Angesichts dieser Zahlen und des auch zukünftig steigenden Energiebedarfs wird nachvollziehbar, warum China und Indien derzeit mit aller Kraft versuchen, ihren Einfluß zu Lande und zu Wasser auszudehnen, um die eigenen Interessen abzusichern. Chinas vielfältige Aktivitäten, wie zum Beispiel die „Strategie der Perlenkette“, sprich der Aufbau einer Reihe von Anlaufhäfen in befreundeten Anrainerstaaten des Indischen Ozeans, haben Indien auf den Plan gerufen, das eine Einkreisung durch China fürchtet. Umkämpft sind auch die Endpunkte möglicher Erdgas-Pipelines aus Zentralasien, die entweder in Pakistan, dessen Hafen Gwadar sich die Chinesen bereits gesichert haben, oder in Indien liegen können.

Kagan spricht sich vorsichtig dafür aus, dem chinesischen Expansionsdrang Grenzen zu setzen; allerdings sollte jede Möglichkeit genutzt werden, die Chinesen in internationale Allianzen einzubinden.

Der Einfluß des Westens schwindet

Zum ersten Mal seit dem Auftreten der Portugiesen, so konstatiert Kagan, sei in dieser Region der Einfluß des Westens im Schwinden begriffen. An seine Stelle trete die Großmachtrivalität zwischen Indien und China, die aber durch deren gemeinsame ökonomische Interessen und Handelspartner gemildert werde. Den USA bleibe vorerst nur die Rolle einer stabilisierenden Macht; „Unterverzichtbarkeit“, nicht Dominanz, müsse das Ziel heißen.

Auf die Frage allerdings, was passiert, wenn China und Indien die „raumfremde“ Präsenz der US Navy keineswegs für „unverzichtbar“ halten oder diese gar als Bedrohung empfinden, bleibt Kagan eine klare Antwort schuldig (weil er sich eine derartige Konstellation nicht vorstellen kann?).

Bemerkenswert bleiben die moderaten Töne Kagans, immerhin ein exponierter Vertreter der „Neocons“, von denen man bisher gewohnt war, daß sie vor allem in Begriffen wie Dominanz, Hegemonie und militärische Interessendurchsetzung denken.

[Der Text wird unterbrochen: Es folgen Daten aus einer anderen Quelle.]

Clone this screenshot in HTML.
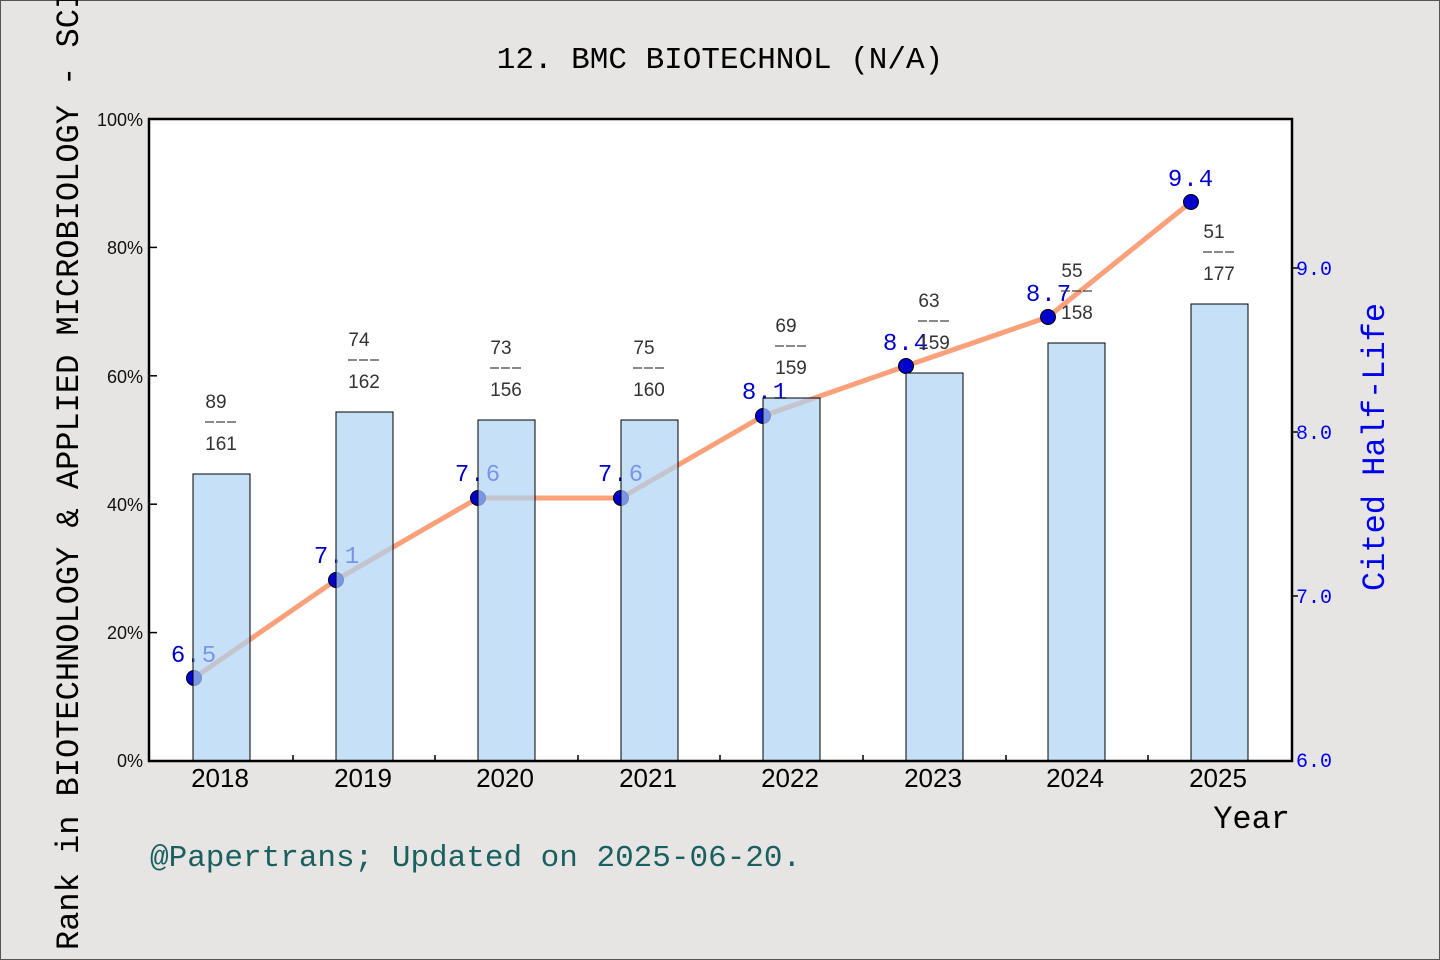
<!DOCTYPE html>
<html><head><meta charset="utf-8"><style>body{margin:0;background:#e6e5e3}svg{display:block}</style></head>
<body>
<svg width="1440" height="960" viewBox="0 0 1440 960" xmlns="http://www.w3.org/2000/svg">
<rect x="0.5" y="0.5" width="1439" height="959" fill="#e6e5e3" stroke="#555"/>
<rect x="149" y="119" width="1143" height="642" fill="#fff"/>
<text x="720" y="68" font-family="Liberation Mono, monospace" font-size="31" text-anchor="middle" fill="#000">12. BMC BIOTECHNOL (N/A)</text>
<g font-family="Liberation Sans, sans-serif" font-size="18" fill="#111" text-anchor="end">
<text x="143" y="126">100%</text><text x="143" y="254">80%</text><text x="143" y="383">60%</text><text x="143" y="511">40%</text><text x="143" y="639">20%</text><text x="143" y="767">0%</text>
</g>
<g stroke="#000" stroke-width="1.5">
<line x1="149" y1="247.4" x2="157" y2="247.4"/><line x1="149" y1="375.8" x2="157" y2="375.8"/><line x1="149" y1="504.2" x2="157" y2="504.2"/><line x1="149" y1="632.6" x2="157" y2="632.6"/>
<line x1="1292" y1="268" x2="1298" y2="268"/><line x1="1292" y1="432" x2="1298" y2="432"/><line x1="1292" y1="596" x2="1298" y2="596"/>
<line x1="293" y1="761" x2="293" y2="755"/><line x1="435" y1="761" x2="435" y2="755"/><line x1="578" y1="761" x2="578" y2="755"/><line x1="720" y1="761" x2="720" y2="755"/><line x1="863" y1="761" x2="863" y2="755"/><line x1="1006" y1="761" x2="1006" y2="755"/><line x1="1148" y1="761" x2="1148" y2="755"/>
</g>
<g font-family="Liberation Mono, monospace" font-size="20" fill="#0000ee">
<text x="1296" y="275">9.0</text><text x="1296" y="439">8.0</text><text x="1296" y="603">7.0</text><text x="1296" y="767">6.0</text>
</g>
<polyline points="194,678 336,580 478,498 621,498 763,416 906,366 1048,317 1191,202" fill="none" stroke="#fca07a" stroke-width="5" stroke-linejoin="round"/>
<g fill="#0000cc" stroke="#000" stroke-width="1">
<circle cx="194" cy="678" r="7.5"/><circle cx="336" cy="580" r="7.5"/><circle cx="478" cy="498" r="7.5"/><circle cx="621" cy="498" r="7.5"/><circle cx="763" cy="416" r="7.5"/><circle cx="906" cy="366" r="7.5"/><circle cx="1048" cy="317" r="7.5"/><circle cx="1191" cy="202" r="7.5"/>
</g>
<g font-family="Liberation Mono, monospace" font-size="24" fill="#0000cc" text-anchor="middle" letter-spacing="1">
<text x="194" y="662">6.5</text><text x="337" y="563">7.1</text><text x="478" y="481">7.6</text><text x="621" y="481">7.6</text><text x="765" y="399">8.1</text><text x="906" y="350">8.4</text><text x="1049" y="301">8.7</text><text x="1191" y="186">9.4</text>
</g>
<g font-family="Liberation Sans, sans-serif" font-size="19" fill="#333" text-anchor="middle">
<text x="216" y="408">89</text><text x="221" y="450">161</text>
<text x="359" y="346">74</text><text x="364" y="388">162</text>
<text x="501" y="354">73</text><text x="506" y="396">156</text>
<text x="644" y="354">75</text><text x="649" y="396">160</text>
<text x="786" y="332">69</text><text x="791" y="374">159</text>
<text x="929" y="307">63</text><text x="934" y="349">159</text>
<text x="1072" y="277">55</text><text x="1077" y="319">158</text>
<text x="1214" y="238">51</text><text x="1219" y="280">177</text>
</g>
<g stroke="#444" stroke-width="1.3" stroke-dasharray="9,2">
<line x1="205" y1="422" x2="237" y2="422"/><line x1="348" y1="360" x2="380" y2="360"/><line x1="490" y1="368" x2="522" y2="368"/><line x1="633" y1="368" x2="665" y2="368"/><line x1="775" y1="346" x2="807" y2="346"/><line x1="918" y1="321" x2="950" y2="321"/><line x1="1061" y1="291" x2="1093" y2="291"/><line x1="1203" y1="252" x2="1235" y2="252"/>
</g>
<g fill="rgba(172,211,244,0.7)" stroke="#000" stroke-width="1">
<rect x="193" y="474" width="57" height="287"/><rect x="336" y="412" width="57" height="349"/><rect x="478" y="420" width="57" height="341"/><rect x="621" y="420" width="57" height="341"/><rect x="763" y="398" width="57" height="363"/><rect x="906" y="373" width="57" height="388"/><rect x="1048" y="343" width="57" height="418"/><rect x="1191" y="304" width="57" height="457"/>
</g>
<rect x="149" y="119" width="1143" height="642" fill="none" stroke="#000" stroke-width="2.5"/>
<g font-family="Liberation Sans, sans-serif" font-size="26" fill="#000" text-anchor="middle">
<text x="220" y="787">2018</text><text x="363" y="787">2019</text><text x="505" y="787">2020</text><text x="648" y="787">2021</text><text x="790" y="787">2022</text><text x="933" y="787">2023</text><text x="1075" y="787">2024</text><text x="1218" y="787">2025</text>
</g>
<text x="1290" y="828" font-family="Liberation Mono, monospace" font-size="32" text-anchor="end" fill="#000">Year</text>
<text x="150" y="866" font-family="Liberation Mono, monospace" font-size="31" fill="#1a6060">@Papertrans; Updated on 2025-06-20.</text>
<text transform="translate(78,950) rotate(-90)" font-family="Liberation Mono, monospace" font-size="32" fill="#000">Rank in BIOTECHNOLOGY &amp; APPLIED MICROBIOLOGY - SCI</text>
<text transform="translate(1384,447) rotate(-90)" font-family="Liberation Mono, monospace" font-size="32" fill="#0000ee" text-anchor="middle">Cited Half-Life</text>
</svg>
</body></html>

Sollten sich diese Töne der Einsicht verdanken, daß die „einzige Supermacht“ ihre Möglichkeiten überdehnt haben könnte und das Ende der US-Dominanz absehbar ist?

Möglicherweise spiegelt die Entwicklung im Indischen Ozean aber mehr, nämlich einen „globalen Prozeß der Entwestlichung“ (Rudolf Maresch), der derzeit vor allem am (wirtschaftlichen) Niedergang der USA augenfällig wird. Ob damit mittel- oder langfristig auch das Leitmodell der „liberalen Demokratie“ beziehungsweise „westliche Werte“ in toto zur Disposition stehen, wird für die weitere Entwicklung in diesem Jahrhundert von wesentlicher Bedeutung sein.